$97m University of Adelaide science hub a boon for jobs Christopher Russell, Business editor From: The Advertiser April 02, 2011 12:00AM An architect's impression of the University of Adelaide building which will house the Institute for Photonics and Advanced Sensing. Source: AdelaideNow
BUILDING a $97 million research institute will create thousands of jobs, the University of Adelaide says.
A six-level, glass-fronted building is the centrepiece of the Institute for Photonics and Advanced Sensing project being funded by the university and state and federal governments.
"The redevelopment will generate great scientific advances, top teaching and research facilities," said the university's vice-president services and resources, Paul Duldig.
He estimated the development would add $230 million to the state economy, with more than 2000 jobs being created during the peak of the construction phase.
The building, on the site where the Union Hall was demolished last year, is being designed by Adelaide architects Hames Sharley.
The university says the building will have a striking presence with a "gentle, folded, glazed facade that reflects and refracts light".
Each floor will vary by exploiting differences in wavelengths of light, and linking to the research team headed by South Australian of the Year Tanya Monro.
As well as the institute, it will house a 400-seat lecture theatre and laboratories.
The Public Works Committee this week approved funding of $5 million for capital works, which is in addition to $1.5 million from Defence SA and $750,000 from the Premier's Science and Research Fund for equipment.

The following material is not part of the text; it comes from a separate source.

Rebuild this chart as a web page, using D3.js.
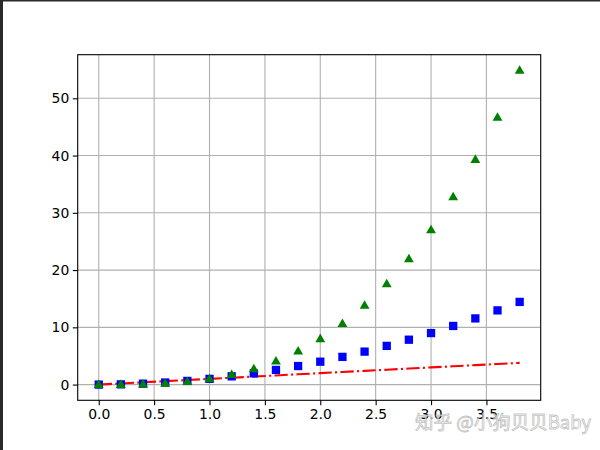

"The University of Adelaide is a world leader in photonics research and the IPAS will allow it to continue its outstanding work in areas as diverse as defence, reproductive health and the wine industry," Science and Information Economy Minister Jay Weatherill said.
Opposition science spokesman Martin Hamilton-Smith supported the investment but said it highlighted poor Budget decisions.
Funding to research bodies, such as BioInnovation SA, had been cut while millions of dollars had been spent on government office fit-outs.
"The state Liberals are calling on Labor to bring forward more science-based infrastructure projects as a catalyst for economic growth," he said. This should include a funding pool to support Australian Research Council bids.